- COLLECTED DATA -
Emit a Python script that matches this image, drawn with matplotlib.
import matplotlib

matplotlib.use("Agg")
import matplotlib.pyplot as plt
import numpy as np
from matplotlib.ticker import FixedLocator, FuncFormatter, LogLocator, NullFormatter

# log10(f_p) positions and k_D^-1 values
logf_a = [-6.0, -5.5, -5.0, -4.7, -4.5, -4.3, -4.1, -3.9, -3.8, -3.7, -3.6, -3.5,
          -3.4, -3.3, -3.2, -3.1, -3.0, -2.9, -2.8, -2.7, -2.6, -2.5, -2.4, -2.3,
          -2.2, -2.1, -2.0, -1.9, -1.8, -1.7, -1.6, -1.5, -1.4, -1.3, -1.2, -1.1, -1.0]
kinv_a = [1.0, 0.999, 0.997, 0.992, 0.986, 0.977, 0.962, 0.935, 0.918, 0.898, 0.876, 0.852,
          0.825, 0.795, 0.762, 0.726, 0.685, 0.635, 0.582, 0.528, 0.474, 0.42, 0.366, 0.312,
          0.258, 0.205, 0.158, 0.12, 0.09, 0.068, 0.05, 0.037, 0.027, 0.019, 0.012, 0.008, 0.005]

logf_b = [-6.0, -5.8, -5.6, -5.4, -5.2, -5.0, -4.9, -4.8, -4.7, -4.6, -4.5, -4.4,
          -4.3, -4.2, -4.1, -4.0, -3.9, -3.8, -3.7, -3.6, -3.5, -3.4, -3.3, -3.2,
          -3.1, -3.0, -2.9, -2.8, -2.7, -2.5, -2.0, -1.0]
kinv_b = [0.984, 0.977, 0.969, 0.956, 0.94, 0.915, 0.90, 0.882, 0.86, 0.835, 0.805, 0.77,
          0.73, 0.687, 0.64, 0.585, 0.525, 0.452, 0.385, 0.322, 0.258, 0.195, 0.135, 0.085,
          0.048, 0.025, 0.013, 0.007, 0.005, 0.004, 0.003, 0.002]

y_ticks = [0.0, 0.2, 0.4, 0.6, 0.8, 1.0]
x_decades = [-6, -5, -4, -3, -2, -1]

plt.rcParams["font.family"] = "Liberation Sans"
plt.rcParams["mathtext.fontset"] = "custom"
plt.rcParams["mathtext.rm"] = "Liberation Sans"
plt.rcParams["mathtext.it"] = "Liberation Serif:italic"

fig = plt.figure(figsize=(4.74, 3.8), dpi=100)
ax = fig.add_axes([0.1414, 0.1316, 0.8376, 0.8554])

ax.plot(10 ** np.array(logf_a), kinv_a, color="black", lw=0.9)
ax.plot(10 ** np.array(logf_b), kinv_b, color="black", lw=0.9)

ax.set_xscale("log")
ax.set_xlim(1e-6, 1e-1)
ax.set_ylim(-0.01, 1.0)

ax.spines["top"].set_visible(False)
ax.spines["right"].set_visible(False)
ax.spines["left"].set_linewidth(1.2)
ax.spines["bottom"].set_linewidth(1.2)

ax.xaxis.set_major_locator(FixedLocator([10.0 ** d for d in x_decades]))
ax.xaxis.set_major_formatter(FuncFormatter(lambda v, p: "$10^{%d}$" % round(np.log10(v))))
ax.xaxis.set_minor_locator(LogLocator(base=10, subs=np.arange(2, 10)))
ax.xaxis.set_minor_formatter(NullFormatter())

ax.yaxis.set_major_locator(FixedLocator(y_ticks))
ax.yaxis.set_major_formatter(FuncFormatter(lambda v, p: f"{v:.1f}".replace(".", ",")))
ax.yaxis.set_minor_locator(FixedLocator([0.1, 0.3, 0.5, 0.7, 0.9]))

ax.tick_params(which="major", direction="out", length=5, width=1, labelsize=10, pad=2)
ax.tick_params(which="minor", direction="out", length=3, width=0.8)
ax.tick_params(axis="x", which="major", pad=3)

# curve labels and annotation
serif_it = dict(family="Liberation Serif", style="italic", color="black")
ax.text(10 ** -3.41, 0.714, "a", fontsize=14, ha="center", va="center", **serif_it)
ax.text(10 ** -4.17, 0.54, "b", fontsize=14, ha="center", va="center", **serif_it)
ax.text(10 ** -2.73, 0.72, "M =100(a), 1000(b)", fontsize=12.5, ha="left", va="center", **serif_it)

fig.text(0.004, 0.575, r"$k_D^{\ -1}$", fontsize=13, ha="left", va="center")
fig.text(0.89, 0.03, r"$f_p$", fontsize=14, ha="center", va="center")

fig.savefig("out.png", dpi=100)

- WORK REQUIRED -
Each line above is to be repeated exactly.

- ANSWER TO THIS TASK -
Emit a Python script that matches this image, drawn with matplotlib.
import matplotlib

matplotlib.use("Agg")
import matplotlib.pyplot as plt
import numpy as np
from matplotlib.ticker import FixedLocator, FuncFormatter, LogLocator, NullFormatter

# log10(f_p) positions and k_D^-1 values
logf_a = [-6.0, -5.5, -5.0, -4.7, -4.5, -4.3, -4.1, -3.9, -3.8, -3.7, -3.6, -3.5,
          -3.4, -3.3, -3.2, -3.1, -3.0, -2.9, -2.8, -2.7, -2.6, -2.5, -2.4, -2.3,
          -2.2, -2.1, -2.0, -1.9, -1.8, -1.7, -1.6, -1.5, -1.4, -1.3, -1.2, -1.1, -1.0]
kinv_a = [1.0, 0.999, 0.997, 0.992, 0.986, 0.977, 0.962, 0.935, 0.918, 0.898, 0.876, 0.852,
          0.825, 0.795, 0.762, 0.726, 0.685, 0.635, 0.582, 0.528, 0.474, 0.42, 0.366, 0.312,
          0.258, 0.205, 0.158, 0.12, 0.09, 0.068, 0.05, 0.037, 0.027, 0.019, 0.012, 0.008, 0.005]

logf_b = [-6.0, -5.8, -5.6, -5.4, -5.2, -5.0, -4.9, -4.8, -4.7, -4.6, -4.5, -4.4,
          -4.3, -4.2, -4.1, -4.0, -3.9, -3.8, -3.7, -3.6, -3.5, -3.4, -3.3, -3.2,
          -3.1, -3.0, -2.9, -2.8, -2.7, -2.5, -2.0, -1.0]
kinv_b = [0.984, 0.977, 0.969, 0.956, 0.94, 0.915, 0.90, 0.882, 0.86, 0.835, 0.805, 0.77,
          0.73, 0.687, 0.64, 0.585, 0.525, 0.452, 0.385, 0.322, 0.258, 0.195, 0.135, 0.085,
          0.048, 0.025, 0.013, 0.007, 0.005, 0.004, 0.003, 0.002]

y_ticks = [0.0, 0.2, 0.4, 0.6, 0.8, 1.0]
x_decades = [-6, -5, -4, -3, -2, -1]

plt.rcParams["font.family"] = "Liberation Sans"
plt.rcParams["mathtext.fontset"] = "custom"
plt.rcParams["mathtext.rm"] = "Liberation Sans"
plt.rcParams["mathtext.it"] = "Liberation Serif:italic"

fig = plt.figure(figsize=(4.74, 3.8), dpi=100)
ax = fig.add_axes([0.1414, 0.1316, 0.8376, 0.8554])

ax.plot(10 ** np.array(logf_a), kinv_a, color="black", lw=0.9)
ax.plot(10 ** np.array(logf_b), kinv_b, color="black", lw=0.9)

ax.set_xscale("log")
ax.set_xlim(1e-6, 1e-1)
ax.set_ylim(-0.01, 1.0)

ax.spines["top"].set_visible(False)
ax.spines["right"].set_visible(False)
ax.spines["left"].set_linewidth(1.2)
ax.spines["bottom"].set_linewidth(1.2)

ax.xaxis.set_major_locator(FixedLocator([10.0 ** d for d in x_decades]))
ax.xaxis.set_major_formatter(FuncFormatter(lambda v, p: "$10^{%d}$" % round(np.log10(v))))
ax.xaxis.set_minor_locator(LogLocator(base=10, subs=np.arange(2, 10)))
ax.xaxis.set_minor_formatter(NullFormatter())

ax.yaxis.set_major_locator(FixedLocator(y_ticks))
ax.yaxis.set_major_formatter(FuncFormatter(lambda v, p: f"{v:.1f}".replace(".", ",")))
ax.yaxis.set_minor_locator(FixedLocator([0.1, 0.3, 0.5, 0.7, 0.9]))

ax.tick_params(which="major", direction="out", length=5, width=1, labelsize=10, pad=2)
ax.tick_params(which="minor", direction="out", length=3, width=0.8)
ax.tick_params(axis="x", which="major", pad=3)

# curve labels and annotation
serif_it = dict(family="Liberation Serif", style="italic", color="black")
ax.text(10 ** -3.41, 0.714, "a", fontsize=14, ha="center", va="center", **serif_it)
ax.text(10 ** -4.17, 0.54, "b", fontsize=14, ha="center", va="center", **serif_it)
ax.text(10 ** -2.73, 0.72, "M =100(a), 1000(b)", fontsize=12.5, ha="left", va="center", **serif_it)

fig.text(0.004, 0.575, r"$k_D^{\ -1}$", fontsize=13, ha="left", va="center")
fig.text(0.89, 0.03, r"$f_p$", fontsize=14, ha="center", va="center")

fig.savefig("out.png", dpi=100)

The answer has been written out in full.